STATED PROBLEM: Output every line of the material exactly, omitting images.

STORED DATA:
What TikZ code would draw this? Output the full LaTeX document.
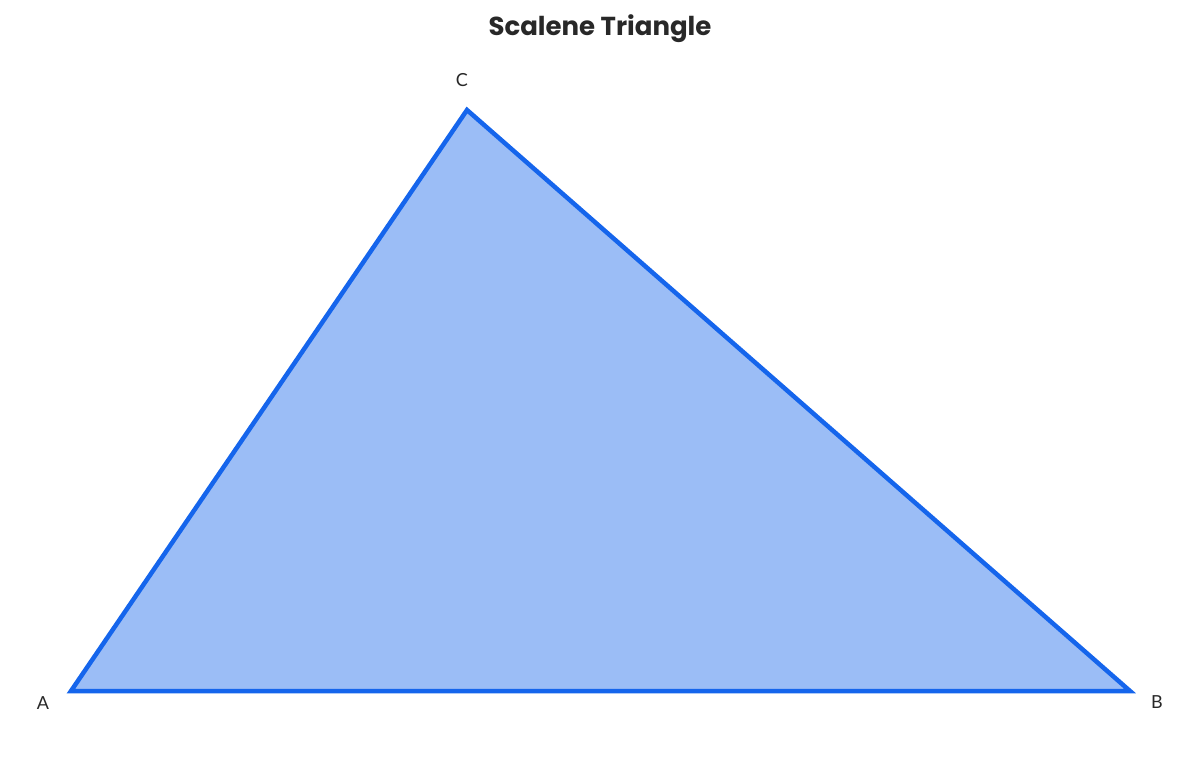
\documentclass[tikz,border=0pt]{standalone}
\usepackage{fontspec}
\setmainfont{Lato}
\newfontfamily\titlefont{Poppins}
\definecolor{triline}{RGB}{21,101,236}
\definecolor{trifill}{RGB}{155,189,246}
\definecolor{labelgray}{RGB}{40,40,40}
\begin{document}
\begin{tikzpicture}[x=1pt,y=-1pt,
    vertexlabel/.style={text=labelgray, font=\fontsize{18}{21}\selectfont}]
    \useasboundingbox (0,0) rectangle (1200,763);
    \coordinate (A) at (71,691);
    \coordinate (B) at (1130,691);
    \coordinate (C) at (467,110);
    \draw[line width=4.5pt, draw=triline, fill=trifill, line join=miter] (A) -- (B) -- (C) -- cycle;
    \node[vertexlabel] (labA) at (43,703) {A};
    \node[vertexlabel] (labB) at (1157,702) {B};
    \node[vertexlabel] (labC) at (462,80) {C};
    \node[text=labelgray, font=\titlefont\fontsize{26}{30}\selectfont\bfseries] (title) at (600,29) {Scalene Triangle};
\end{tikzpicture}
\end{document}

SOLUTION TO THE EXERCISE:
What TikZ code would draw this? Output the full LaTeX document.
\documentclass[tikz,border=0pt]{standalone}
\usepackage{fontspec}
\setmainfont{Lato}
\newfontfamily\titlefont{Poppins}
\definecolor{triline}{RGB}{21,101,236}
\definecolor{trifill}{RGB}{155,189,246}
\definecolor{labelgray}{RGB}{40,40,40}
\begin{document}
\begin{tikzpicture}[x=1pt,y=-1pt,
    vertexlabel/.style={text=labelgray, font=\fontsize{18}{21}\selectfont}]
    \useasboundingbox (0,0) rectangle (1200,763);
    \coordinate (A) at (71,691);
    \coordinate (B) at (1130,691);
    \coordinate (C) at (467,110);
    \draw[line width=4.5pt, draw=triline, fill=trifill, line join=miter] (A) -- (B) -- (C) -- cycle;
    \node[vertexlabel] (labA) at (43,703) {A};
    \node[vertexlabel] (labB) at (1157,702) {B};
    \node[vertexlabel] (labC) at (462,80) {C};
    \node[text=labelgray, font=\titlefont\fontsize{26}{30}\selectfont\bfseries] (title) at (600,29) {Scalene Triangle};
\end{tikzpicture}
\end{document}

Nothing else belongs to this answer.